Friday 19 August 2011
Detachment and distance.
Ever since coming back from Sweden, I've had a lingering and persistent feeling of detachment and distance. Detachment from who I want to be, distance from what I want to be doing. Being more active, being more determined, being fitter, being more exploratory, being more progressive, making better use of my climbing time, being true to my self of exploration and inspiration. Something like Sweden (for example) was true to me, the sluggish, vague, floating along that I'm doing now is not.
This is symptomatic of a greater feeling of detachment and distance I feel from things in the past that were equally true to me. Although I am (slowly) working towards setting myself up for a lifestyle of action including climbing and travelling (in a general sense not in an extreme climbing bum sense), I feel like I'm in a fuzzy cocoon, in a sort of stasis while life outside goes on. While my fitness slips away unless I am totally diligent, while time passes slowly by, whilst things that have inspired me become more memory and less reality.

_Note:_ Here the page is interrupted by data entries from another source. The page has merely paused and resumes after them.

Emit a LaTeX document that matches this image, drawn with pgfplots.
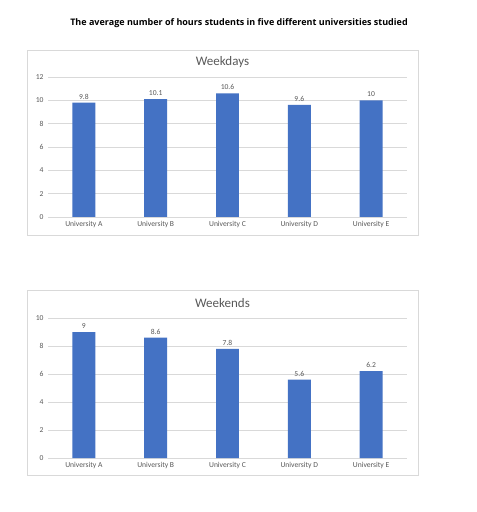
\documentclass[border=0pt]{standalone}
\usepackage{pgfplots}
\pgfplotsset{compat=1.18}
\usepackage{fontspec}
\setmainfont{Carlito}
\newfontfamily\titlefont{Open Sans}
\definecolor{barblue}{HTML}{4472C4}
\definecolor{txtgray}{HTML}{595959}
\definecolor{gridgray}{HTML}{D9D9D9}
\pgfplotsset{
  uni/.style={
    scale only axis, width=359pt, height=140pt,
    ybar, bar width=0.32, xmin=-0.5, xmax=4.5,
    xtick={0,1,2,3,4},
    xticklabels={University A,University B,University C,University D,University E},
    ymin=0, ymajorgrids, grid style={draw=gridgray, line width=0.6pt},
    separate axis lines,
    axis x line*=bottom, axis y line*=left,
    y axis line style={draw=none},
    x axis line style={draw=gridgray, line width=0.6pt, -},
    major tick length=0pt,
    tick label style={font=\fontsize{7.6}{8}\selectfont, text=txtgray},
    /pgf/number format/assume math mode=true,
    yticklabel style={xshift=-1pt},
    xticklabel style={yshift=-0.5pt},
    nodes near coords,
    every node near coord/.append style={font=\fontsize{7.6}{8}\selectfont, text=txtgray, /pgf/number format/assume math mode=true},
    clip=false,
  }
}
\begin{document}
\begin{tikzpicture}[x=1pt,y=1pt]
\fill[white] (0,0) rectangle (477,512);
\node[font=\titlefont\bfseries\fontsize{9.0}{11}\selectfont] at (239,488.5) {The average number of hours students in five different universities studied};
% top chart box
\draw[gridgray, line width=0.6pt] (27,277) rectangle (418,462);
\node[font=\fontsize{13}{15}\selectfont, text=txtgray] at (222.5,450) {Weekdays};
\begin{axis}[uni, at={(48pt,295pt)}, anchor=south west, ymax=12, ytick={0,2,4,6,8,10,12}]
\addplot[fill=barblue, draw=none] coordinates {(0,9.8) (1,10.1) (2,10.6) (3,9.6) (4,10)};
\end{axis}
% bottom chart box
\draw[gridgray, line width=0.6pt] (27,37) rectangle (418,222);
\node[font=\fontsize{13}{15}\selectfont, text=txtgray] at (222.5,209) {Weekends};
\begin{axis}[uni, at={(48pt,54pt)}, anchor=south west, ymax=10, ytick={0,2,4,6,8,10}]
\addplot[fill=barblue, draw=none] coordinates {(0,9) (1,8.6) (2,7.8) (3,5.6) (4,6.2)};
\end{axis}
\end{tikzpicture}
\end{document}
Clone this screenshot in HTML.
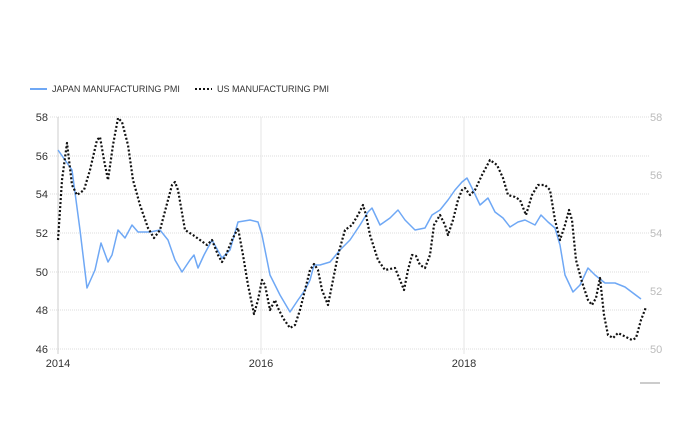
<!DOCTYPE html>
<html><head><meta charset="utf-8"><style>
body{margin:0;background:#fff;}
svg{display:block;font-family:"Liberation Sans",sans-serif;}
</style></head><body>
<svg width="700" height="444" viewBox="0 0 700 444">
<g stroke="#ddd" stroke-width="1" stroke-dasharray="1,1">
<line x1="50" y1="117" x2="650" y2="117"/>
<line x1="50" y1="156" x2="650" y2="156"/>
<line x1="50" y1="194" x2="650" y2="194"/>
<line x1="50" y1="233" x2="650" y2="233"/>
<line x1="50" y1="272" x2="650" y2="272"/>
<line x1="50" y1="310" x2="650" y2="310"/>
<line x1="50" y1="349" x2="650" y2="349"/>
</g>
<line x1="261" y1="117" x2="261" y2="354" stroke="#e6e6e6"/>
<line x1="464" y1="117" x2="464" y2="354" stroke="#e6e6e6"/>
<line x1="58" y1="117" x2="58" y2="354" stroke="#ccc"/>
<g font-size="11" fill="#333" text-anchor="end">
<text x="48" y="121">58</text><text x="48" y="160">56</text><text x="48" y="198">54</text>
<text x="48" y="237">52</text><text x="48" y="276">50</text><text x="48" y="314">48</text><text x="48" y="353">46</text>
</g>
<g font-size="11" fill="#bbb">
<text x="650" y="121">58</text><text x="650" y="179">56</text><text x="650" y="237">54</text>
<text x="650" y="295">52</text><text x="650" y="353">50</text>
</g>
<g font-size="11" fill="#333" text-anchor="middle">
<text x="58" y="367">2014</text><text x="261" y="367">2016</text><text x="464" y="367">2018</text>
</g>
<line x1="640" y1="383" x2="660" y2="383" stroke="#999"/>
<line x1="30" y1="89" x2="47" y2="89" stroke="#6fa8f5" stroke-width="2"/>
<text x="52" y="92" font-size="9" fill="#333">JAPAN MANUFACTURING PMI</text>
<line x1="195" y1="89" x2="212" y2="89" stroke="#111" stroke-width="2" stroke-dasharray="2,2"/>
<text x="217" y="92" font-size="9" fill="#333">US MANUFACTURING PMI</text>
<polyline fill="none" stroke="#6fa8f5" stroke-width="1.5" stroke-linejoin="round" points="58,150 72,170 80,230 87,288 95,270 101,243 108,262 112,255 118,230 125,238 132,225 138,232 150,232 160,230 168,240 175,260 182,272 190,260 194,255 198,268 204,255 212,240 222,258 230,250 238,222 250,220 258,222 262,235 270,275 280,295 290,312 298,300 305,290 310,280 314,265 320,265 330,262 340,250 350,240 360,225 368,212 372,208 380,225 390,218 398,210 405,220 415,230 425,228 432,215 440,210 448,200 455,190 462,182 467,178 472,188 480,205 488,198 495,212 503,218 510,227 518,222 525,220 535,225 541,215 548,222 555,228 560,245 565,275 573,292 580,285 588,268 595,275 605,283 615,283 625,287 641,299"/>
<polyline fill="none" stroke="#111" stroke-width="2.2" stroke-dasharray="2,2" stroke-linejoin="round" points="58,240 62,180 67,143 72,185 77,195 84,190 90,170 97,140 100,137 104,160 108,180 113,145 118,118 122,122 128,145 133,180 140,205 148,228 154,238 160,230 168,200 172,185 175,182 178,190 185,230 193,235 200,240 207,245 212,240 218,255 222,262 226,255 232,240 238,228 243,255 248,285 254,314 258,300 262,280 265,285 270,310 275,300 278,308 283,318 290,328 295,325 300,310 305,290 310,270 314,264 318,270 322,290 328,305 333,280 338,255 345,230 352,225 358,215 363,205 366,215 370,235 378,260 385,270 395,268 400,280 404,290 408,270 412,255 416,256 420,265 425,268 430,255 434,225 440,215 445,225 448,235 453,220 458,200 462,190 465,188 470,195 475,190 482,175 490,160 497,165 503,178 508,195 515,197 520,200 526,215 532,195 538,185 545,185 550,190 555,220 560,240 565,225 569,210 572,220 576,260 582,282 588,300 592,305 596,298 600,278 604,315 608,335 613,338 618,333 622,335 628,338 632,340 636,338 641,320 646,307"/>
</svg>
</body></html>
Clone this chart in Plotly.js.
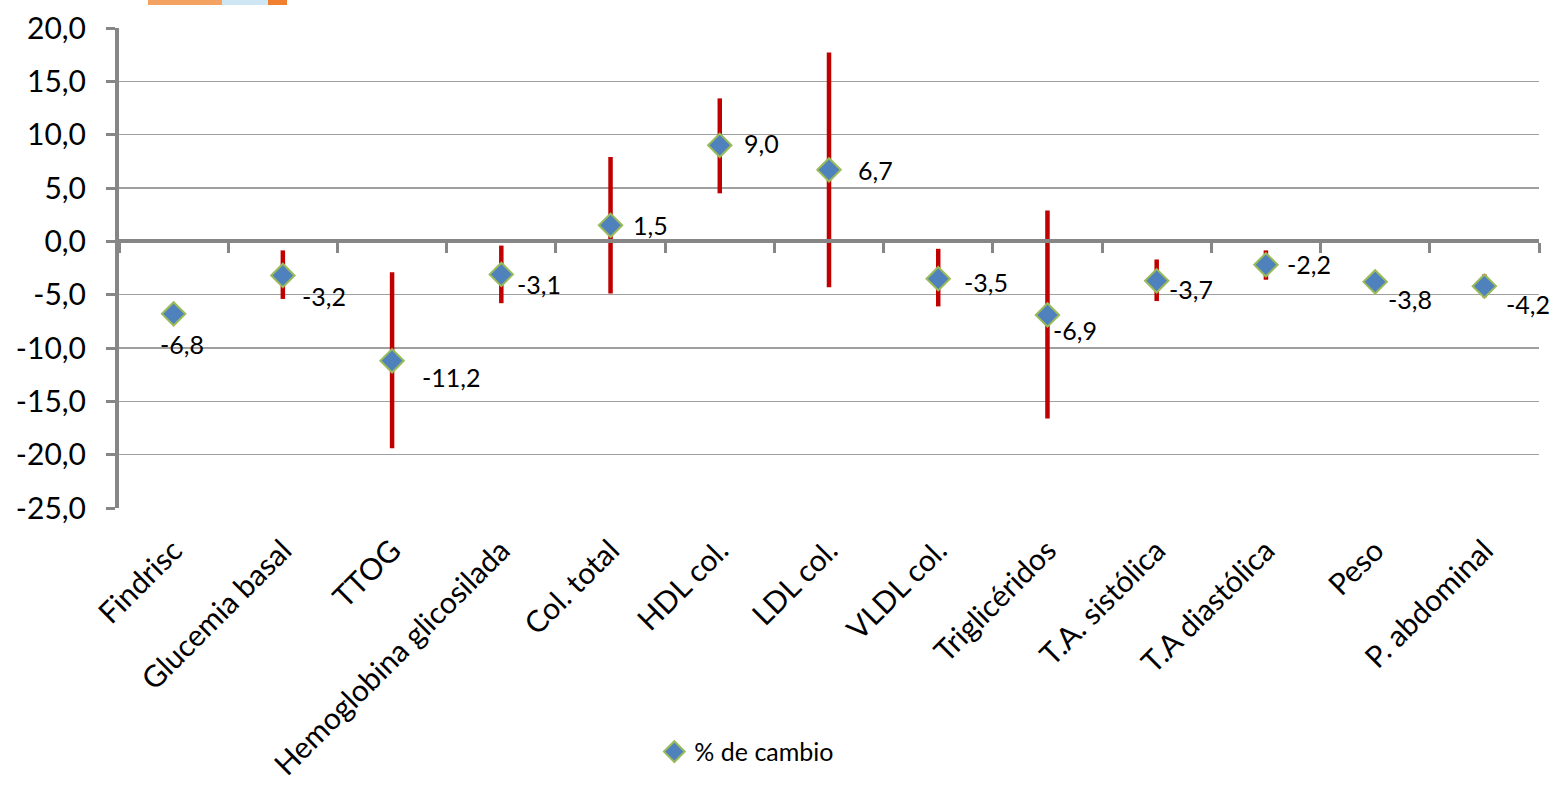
<!DOCTYPE html>
<html>
<head>
<meta charset="utf-8">
<script src="https://cdn.plot.ly/plotly-3.0.1.min.js"></script>
<style>html,body{margin:0;padding:0;background:#fff;}#chart{width:1555px;height:792px;}</style>
</head>
<body>
<div id="chart"></div>
<script>
// ---- data ----
const categories = ["Findrisc","Glucemia basal","TTOG","Hemoglobina glicosilada","Col. total","HDL col.","LDL col.","VLDL col.","Triglicéridos","T.A. sistólica","T.A diastólica","Peso","P. abdominal"];
const pctChange = [-6.8,-3.2,-11.2,-3.1,1.5,9.0,6.7,-3.5,-6.9,-3.7,-2.2,-3.8,-4.2];
const ciUpper  = [-6.8,-0.85,-2.9,-0.4,7.9,13.4,17.7,-0.7,2.9,-1.7,-0.85,-3.8,-3.1];
const ciLower  = [-6.8,-5.4,-19.4,-5.8,-4.9,4.5,-4.3,-6.1,-16.6,-5.6,-3.6,-3.8,-5.25];
const yTicks = [-25,-20,-15,-10,-5,0,5,10,15,20];
const yTickText = ["-25,0","-20,0","-15,0","-10,0","-5,0","0,0","5,0","10,0","15,0","20,0"];
const seriesName = "% de cambio";

// ---- style (label offsets in px) ----
const labelDx = [8,17,28,14,20,22,27,24,4,10,19,11,20];
const labelDy = [-30,-21,-16,-10,0,2,0,-3,-15,-8,1,-17,-18];
const labelAnchor = ["center","left","left","left","left","left","left","left","left","left","left","left","left"];

const FONT = "Lato, 'Open Sans', sans-serif";
const GRAY = "#868686";

const errPlus = pctChange.map((v,i)=>+(ciUpper[i]-v).toFixed(3));
const errMinus = pctChange.map((v,i)=>+(v-ciLower[i]).toFixed(3));

const main = {
  type: "scatter", mode: "markers", name: seriesName,
  x: categories, y: pctChange,
  marker: {symbol: "diamond", size: 18, color: "#4F81BD", line: {color: "#9BBB59", width: 2}},
  error_y: {type: "data", symmetric: false, array: errPlus, arrayminus: errMinus, color: "#C00000", thickness: 4.5, width: 0},
  hoverinfo: "x+y"
};
const helper = {
  type: "scatter", mode: "none", x: categories, y: pctChange, xaxis: "x2",
  showlegend: false, hoverinfo: "skip"
};

const fmt = v => v.toFixed(1).replace(".", ",");
const annotations = categories.map((c,i)=>({
  x: c, y: pctChange[i], xref: "x", yref: "y", text: fmt(pctChange[i]),
  showarrow: false, xanchor: labelAnchor[i], yanchor: "middle",
  xshift: labelDx[i], yshift: labelDy[i],
  font: {family: FONT, size: 25, color: "#000"}
}));

const yMin = -25, yMax = 20;
const xRange = [-0.5, categories.length - 0.5];
const layout = {
  width: 1555, height: 792,
  margin: {l: 119, r: 16, t: 28, b: 284},
  paper_bgcolor: "#fff", plot_bgcolor: "#fff",
  separators: ",.",
  showlegend: true,
  legend: {x: 0.377, xanchor: "left", y: -0.508, yanchor: "middle", orientation: "h",
           itemwidth: 30, font: {family: FONT, size: 25, color: "#000"}, bgcolor: "rgba(0,0,0,0)"},
  xaxis: {type: "category", range: xRange, showgrid: false, zeroline: false, showline: false,
          ticks: "outside", ticklen: 12, tickcolor: "rgba(0,0,0,0)", tickangle: -45,
          tickfont: {family: FONT, size: 30, color: "#000"}, fixedrange: true},
  xaxis2: {type: "category", overlaying: "x", matches: "x", anchor: "free",
           position: (0 - yMin) / (yMax - yMin),
           showticklabels: false, showgrid: false, zeroline: false,
           showline: true, linecolor: GRAY, linewidth: 4,
           ticks: "outside", tickson: "boundaries", ticklen: 10, tickwidth: 3, tickcolor: GRAY},
  yaxis: {range: [yMin, yMax], tickvals: yTicks, ticktext: yTickText, zeroline: false,
          showgrid: true, gridcolor: "#A0A0A0", gridwidth: 1.5,
          showline: true, linecolor: GRAY, linewidth: 4,
          ticks: "outside", ticklen: 9, tickwidth: 3, tickcolor: GRAY, ticklabelstandoff: 14,
          tickfont: {family: FONT, size: 30, color: "#000"}, fixedrange: true},
  annotations: annotations,
  shapes: [
    {type: "rect", xref: "paper", yref: "paper", x0: (148-119)/1420, x1: (222-119)/1420, y0: (508-5)/480, y1: (508-0)/480, fillcolor: "#F4A261", line: {width: 0}},
    {type: "rect", xref: "paper", yref: "paper", x0: (222-119)/1420, x1: (268-119)/1420, y0: (508-5)/480, y1: (508-0)/480, fillcolor: "#CFE6F5", line: {width: 0}},
    {type: "rect", xref: "paper", yref: "paper", x0: (268-119)/1420, x1: (287-119)/1420, y0: (508-5)/480, y1: (508-0)/480, fillcolor: "#F08030", line: {width: 0}}
  ]
};

Plotly.newPlot("chart", [helper, main], layout, {displayModeBar: false, staticPlot: true});
</script>
</body>
</html>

This is certainly not helped by my own utterly contrary and self-inhibiting predisposition to procrastination, indecision and inaction (an aspect of me that is totally at odds with what inspires me and what is true to me), and is probably not helped by side-effects of medication I am on (which I will be looking into this autumn). It is also not as drastic as this post might imply - what I've written might seem doomily emotive, but it is a subtle niggling malaise rather than an outright angstastrophe.
I write this because it is very much (although not entirely) climbing (and training and fitness and exploring) related. And because I try to clarify my thoughts and feelings to see if anything can be done about them. And I suppose that is, apart from just doing more and keeping more active, just this, which, of course, I already knew.